**What you need to do**
Collect every line below that contains the word "this".

<<<<

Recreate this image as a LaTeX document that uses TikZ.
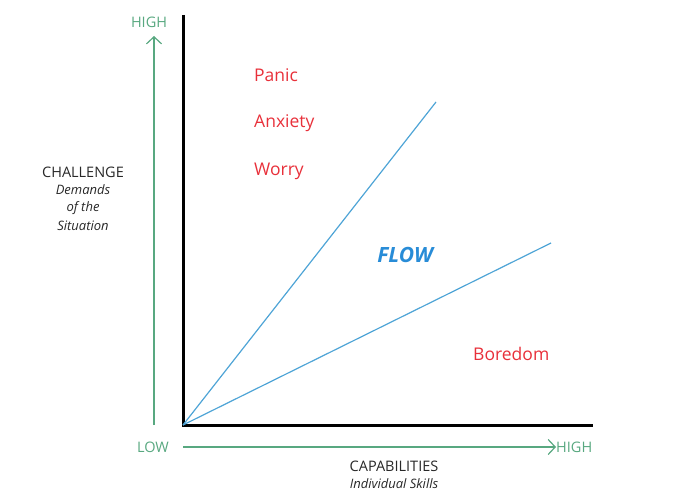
\documentclass[tikz,border=0pt]{standalone}
\usepackage{fontspec}
\setmainfont{Open Sans}
\usetikzlibrary{arrows.meta}
\definecolor{axgreen}{RGB}{88,168,128}
\definecolor{lblred}{RGB}{232,48,58}
\definecolor{lineblue}{RGB}{78,164,214}
\definecolor{flowblue}{RGB}{40,140,215}
\definecolor{txtgray}{RGB}{40,40,40}
\begin{document}
\begin{tikzpicture}[x=1pt,y=-1pt,
  zone/.style={text=lblred,font=\fontsize{17.5}{20}\selectfont,anchor=west,inner sep=0pt},
  axlbl/.style={text=axgreen,font=\fontsize{14.5}{17}\selectfont,inner sep=0pt},
  ttl/.style={text=txtgray,font=\fontsize{14.5}{17}\selectfont,inner sep=0pt,align=center},
  sub/.style={text=txtgray,font=\fontsize{13}{15}\selectfont\itshape,inner sep=0pt,align=center},
  blackax/.style={line width=3pt,black},
  greenarr/.style={axgreen,line width=1.2pt,-{Straight Barb[length=7pt,width=15pt,line width=1.2pt]}},
  blueline/.style={lineblue,line width=1.2pt}]
\useasboundingbox (0,0) rectangle (687,492);
% axes
\coordinate (O) at (183,425);
\coordinate (ytop) at (183,15);
\coordinate (xend) at (593,425);
\draw[blackax] (ytop) -- (O.center) -- (xend);
% blue lines
\coordinate (u) at (436,102);
\coordinate (l) at (551,243);
\draw[blueline] (O) -- (u);
\draw[blueline] (O) -- (l);
% green arrows
\coordinate (gy0) at (154,425);
\coordinate (gy1) at (154,36);
\draw[greenarr] (gy0) -- (gy1);
\node[axlbl] (hy) at (149,22) {HIGH};
\node[axlbl] (low) at (153,447) {LOW};
\node[axlbl,anchor=west] (hx) at (556,447) {HIGH};
\coordinate (gx0) at (183,447);
\draw[greenarr] (gx0) -- (hx.west);
% titles
\node[ttl] (chal) at (83,172) {CHALLENGE};
\node[sub] (dem) at (83,190) {Demands};
\node[sub] (oft) at (83,208) {of the};
\node[sub] (sit) at (83,226) {Situation};
\node[ttl] (cap) at (394,466) {CAPABILITIES};
\node[sub] (ind) at (394,484) {Individual Skills};
% zones
\node[zone] (panic) at (254,75) {Panic};
\node[zone] (anx) at (254,123) {Anxiety};
\node[zone] (wor) at (254,171) {Worry};
\node[zone] (bor) at (473,354) {Boredom};
\node[text=flowblue,font=\fontsize{21}{25}\selectfont\bfseries\itshape,inner sep=0pt] (flow) at (405,255) {FLOW};
\end{tikzpicture}
\end{document}
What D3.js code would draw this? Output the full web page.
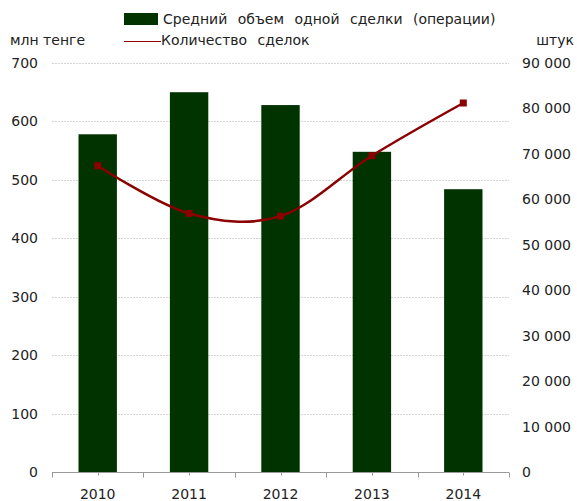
<!DOCTYPE html>
<html>
<head>
    <meta charset="utf-8">
    <title>Сделки</title>
    <script src="https://cdn.jsdelivr.net/npm/d3@7/dist/d3.min.js"></script>
    <style type="text/css">
        body { margin: 0; background: #fff; }
        .chart text {
            font-family: "DejaVu Sans", Verdana, sans-serif;
            font-size: 14px;
            fill: #222;
        }
    </style>
</head>
<body>
    <svg class="chart"></svg>

    <script type="text/javascript">
    var years = ['2010', '2011', '2012', '2013', '2014'];
    var avgDeal = [578, 650, 628, 548, 484];          // млн тенге
    var dealCount = [67400, 56900, 56300, 69600, 81200]; // штук
    var leftTicks = [0, 100, 200, 300, 400, 500, 600, 700];
    var rightTicks = [0, 10000, 20000, 30000, 40000, 50000, 60000, 70000, 80000, 90000];

    var width = 577;
    var height = 501;
    var margin = { top: 63, right: 68, bottom: 29, left: 52 };

    var svg = d3.select('.chart')
        .attr('width', width)
        .attr('height', height);

    var x = d3.scaleBand()
        .domain(years)
        .range([margin.left, width - margin.right])
        .paddingInner(0.58)
        .paddingOuter(0.29);

    var yLeft = d3.scaleLinear()
        .domain([0, 700])
        .range([height - margin.bottom, margin.top]);

    var yRight = d3.scaleLinear()
        .domain([0, 90000])
        .range([height - margin.bottom, margin.top]);

    // gridlines
    svg.append('g')
        .selectAll('line')
        .data(leftTicks.slice(1))
        .enter()
            .append('line')
            .attr('x1', margin.left)
            .attr('x2', width - margin.right)
            .attr('y1', function (d) { return Math.round(yLeft(d)) + 0.5; })
            .attr('y2', function (d) { return Math.round(yLeft(d)) + 0.5; })
            .attr('stroke', '#d4d4d4')
            .attr('stroke-dasharray', '2,1');

    // left axis labels
    var leftAxis = svg.append('g')
        .attr('transform', 'translate(' + margin.left + ',0)')
        .call(d3.axisLeft(yLeft).tickValues(leftTicks).tickSize(0).tickPadding(14));
    leftAxis.select('.domain').remove();

    // right axis labels
    var rightAxis = svg.append('g')
        .attr('transform', 'translate(' + (width - margin.right) + ',0)')
        .call(d3.axisRight(yRight)
            .tickValues(rightTicks)
            .tickSize(0)
            .tickPadding(13)
            .tickFormat(function (d) { return d3.format(',')(d).replace(/,/g, ' '); }));
    rightAxis.select('.domain').remove();

    // bars
    svg.append('g')
        .selectAll('rect')
        .data(avgDeal)
        .enter()
            .append('rect')
            .attr('x', function (d, i) { return x(years[i]); })
            .attr('width', x.bandwidth())
            .attr('y', function (d) { return yLeft(d); })
            .attr('height', function (d) { return yLeft(0) - yLeft(d); })
            .attr('fill', '#003300');

    // x axis line + ticks
    var base = yLeft(0) + 0.5;
    var step = x.step();
    var xAxis = svg.append('g');
    xAxis.append('line')
        .attr('x1', margin.left)
        .attr('x2', width - margin.right)
        .attr('y1', base)
        .attr('y2', base)
        .attr('stroke', '#999');
    var edges = d3.range(years.length + 1).map(function (i) { return margin.left + i * step; });
    xAxis.selectAll('.edge')
        .data(edges)
        .enter()
            .append('line')
            .attr('class', 'edge')
            .attr('x1', function (d) { return Math.round(d) + 0.5; })
            .attr('x2', function (d) { return Math.round(d) + 0.5; })
            .attr('y1', base)
            .attr('y2', base + 5)
            .attr('stroke', '#999');
    xAxis.selectAll('.mid')
        .data(years)
        .enter()
            .append('line')
            .attr('class', 'mid')
            .attr('x1', function (d) { return Math.round(x(d) + x.bandwidth() / 2) + 0.5; })
            .attr('x2', function (d) { return Math.round(x(d) + x.bandwidth() / 2) + 0.5; })
            .attr('y1', base)
            .attr('y2', base + 3)
            .attr('stroke', '#999');
    xAxis.selectAll('text')
        .data(years)
        .enter()
            .append('text')
            .attr('x', function (d) { return x(d) + x.bandwidth() / 2; })
            .attr('y', 499)
            .attr('text-anchor', 'middle')
            .text(function (d) { return d; });

    // smoothed line
    var pts = dealCount.map(function (d, i) {
        return [x(years[i]) + x.bandwidth() / 2, yRight(d)];
    });
    var line = d3.line().curve(d3.curveCardinal.tension(0));

    svg.append('path')
        .attr('d', line(pts))
        .attr('fill', 'none')
        .attr('stroke', '#8b0000')
        .attr('stroke-width', 2.5);

    svg.append('g')
        .selectAll('rect')
        .data(pts)
        .enter()
            .append('rect')
            .attr('x', function (d) { return d[0] - 3.5; })
            .attr('y', function (d) { return d[1] - 3.5; })
            .attr('width', 7)
            .attr('height', 7)
            .attr('fill', '#8b0000');

    // units
    svg.append('text').attr('x', 10).attr('y', 45).text('млн тенге');
    svg.append('text').attr('x', 574).attr('y', 45).attr('text-anchor', 'end').text('штук');

    // legend
    svg.append('rect')
        .attr('x', 124).attr('y', 13)
        .attr('width', 34).attr('height', 12)
        .attr('fill', '#003300');
    svg.append('text')
        .attr('x', 163).attr('y', 24)
        .attr('word-spacing', 6)
        .text('Средний объем одной сделки (операции)');
    svg.append('line')
        .attr('x1', 124).attr('x2', 161)
        .attr('y1', 41.5).attr('y2', 41.5)
        .attr('stroke', '#8b0000');
    svg.append('text')
        .attr('x', 161).attr('y', 45)
        .attr('word-spacing', 6)
        .text('Количество сделок');
    </script>
</body>
</html>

>>>>

**Answer for the task**
Recreate this image as a LaTeX document that uses TikZ.
What D3.js code would draw this? Output the full web page.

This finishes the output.